The common electrical plug utilized across North America, designated as the NEMA 5-15, features three distinct metal parts that serve separate functions in delivering power and ensuring user safety. Two flat, parallel blades carry the current required to operate the connected device, but the third, often round or D-shaped pin, is often the subject of curiosity. This third conductor is an integral part of the safety design for many household appliances and tools. Understanding the role of this particular pin provides clarity on the measures taken to protect users from electrical hazards and maintain system integrity. Its presence signifies a specific category of electrical equipment that relies on a physical connection back to the service panel for fault protection.

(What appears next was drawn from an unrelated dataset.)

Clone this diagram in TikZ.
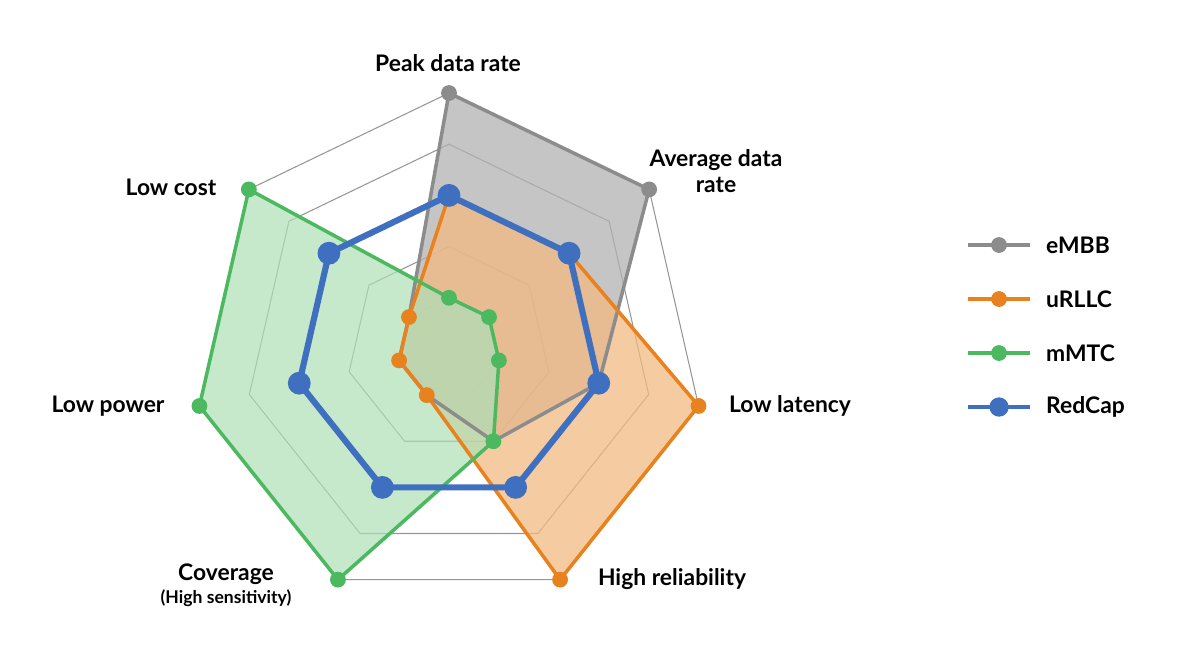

The Equipment Grounding Conductor
The technical term for the third prong is the Grounding Pin, which is connected to a wire known as the Equipment Grounding Conductor (EGC). This conductor is easily identifiable by its green insulation within the appliance cord and the wiring of the building. The EGC is designed to connect the non-current-carrying metal parts of the appliance, such as the outer casing or frame, to the main grounding system of the electrical service. This path ultimately terminates at the earth ground, typically a rod driven into the soil or a connection to the metal water piping system at the service panel. The sole purpose of the EGC is to maintain these exposed conductive parts at or near earth potential during normal operation. This preventative measure ensures that the outer shell of a device remains non-energized under standard conditions.
Why the Ground Pin Exists
The primary function of the ground pin is to provide a low-impedance path for fault current, which is an intentional safety design. Electricity follows the path of least resistance, and the EGC is engineered to be a much easier route for electricity than a person’s body. If a fault occurs, such as a hot wire unintentionally touching the metal casing of the appliance due to damaged insulation or a component failure, the casing instantly becomes energized. When this happens, the EGC provides a direct, highly conductive route for the large surge of fault current to bypass the user and flow back to the electrical panel. This surge of current traveling through the EGC is usually high enough to trip the circuit breaker almost instantly, which removes power from the circuit. The rapid de-energizing of the circuit prevents the metal casing from remaining energized for any significant duration, thereby protecting anyone who might touch the device from receiving a severe or fatal shock.
Understanding Two-Prong Plugs
Some appliances, particularly those with low power requirements or older designs, feature only two prongs and do not include the EGC. These devices are typically known as Class II appliances, often recognizable by a square-within-a-square symbol on the casing. Instead of relying on a physical ground connection, these devices employ double insulation for shock protection. Double insulation involves using two separate and independent layers of insulating material between the user and any internal live parts. The first layer is the functional insulation necessary for the device to operate, while the second, supplementary layer provides protection should the first layer fail. Many two-prong plugs are also polarized, meaning one flat blade is wider than the other, which ensures the plug can only be inserted one way into a receptacle. Polarization is a separate safety feature that ensures the internal switch interrupts the high-potential (hot) conductor, but it does not substitute for the protective function of a grounding pin.
Dangers of Bypassing the Ground
Intentionally defeating the purpose of the ground pin, such as by breaking it off or using a grounding “cheater” adapter without connecting the adapter’s wire to a grounded enclosure screw, introduces severe hazards. When the EGC is removed or bypassed, the primary safety mechanism designed into the appliance is disabled. If a fault occurs and a live wire contacts the metal casing, that casing will become energized at full line voltage. Without the low-impedance EGC to quickly shunt the current and trip the breaker, the casing will remain live indefinitely. A person touching the energized metal casing while also in contact with any grounded surface, such as a concrete floor or a metal pipe, will become the only path for the current to reach the earth. This scenario means the current will travel through the human body, potentially causing severe burns, respiratory paralysis, or cardiac arrest.